7) Why This Matters in Real Projects
Hydrogen volume calculations appear in many technical settings:
- Fuel cell prototyping: estimating storage and flow requirements.
- Electrolysis experiments: predicting generated gas from measured moles.
- Cylinder planning: determining usable volume under pressure regulation.
- Classroom stoichiometry: linking reaction yields to measurable gas output.
- Safety engineering: ventilation and concentration management in workspaces.
If you work with any gas process, even a small unit mismatch can lead to oversized equipment or unsafe assumptions. That is why transparent formulas and clear unit controls are critical.
8) Safety and Quality Notes for Hydrogen Volume Work
Hydrogen is useful but demands respect. A good calculator helps with quantity, but safe operation depends on process design:
- Use calibrated pressure gauges and temperature sensors.
- Provide active ventilation where hydrogen may accumulate.
- Avoid ignition sources near release points.
- Document conditions whenever recording volume data.
- Use compatible materials and approved fittings.
Important: This page provides educational engineering math. For regulated systems, always follow applicable codes, certified design standards, and site safety procedures.
9) Authoritative Sources for Hydrogen Data
For deeper verification and official reference values, consult these sources:
- NIST Chemistry WebBook (.gov)
- U.S. Department of Energy Hydrogen Storage (.gov)
- U.S. Energy Information Administration Hydrogen Overview (.gov)

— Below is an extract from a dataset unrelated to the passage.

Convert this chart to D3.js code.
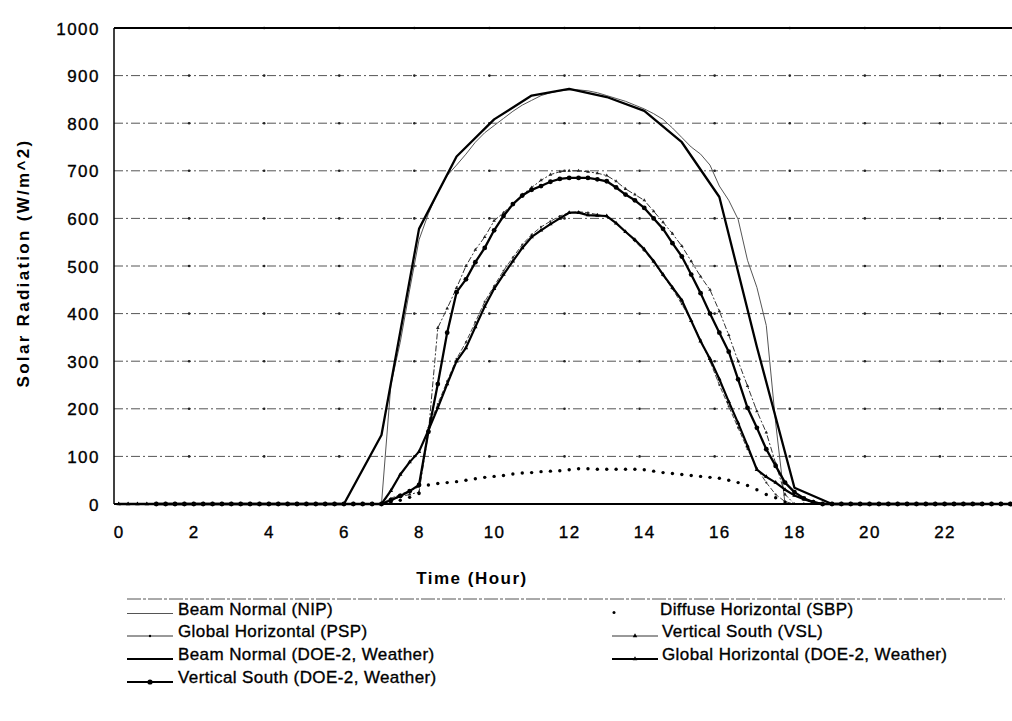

Using .gov data keeps your assumptions aligned with widely accepted technical references.
10) Final Takeaway
So, how much volume would 2.20 hydrogen give you? The short answer is: it depends on unit, temperature, and pressure. If 2.20 means moles, then at STP the volume is about 49.31 L, while at 25°C and 1 atm it is about 53.84 L. The calculator above gives you this result instantly and supports unit conversions that reduce common errors.
Use it as a practical design companion, then validate your workflow with official physical constants and proper safety procedures. That combination of accurate math, correct units, and real-world controls is what turns a quick estimate into reliable engineering practice.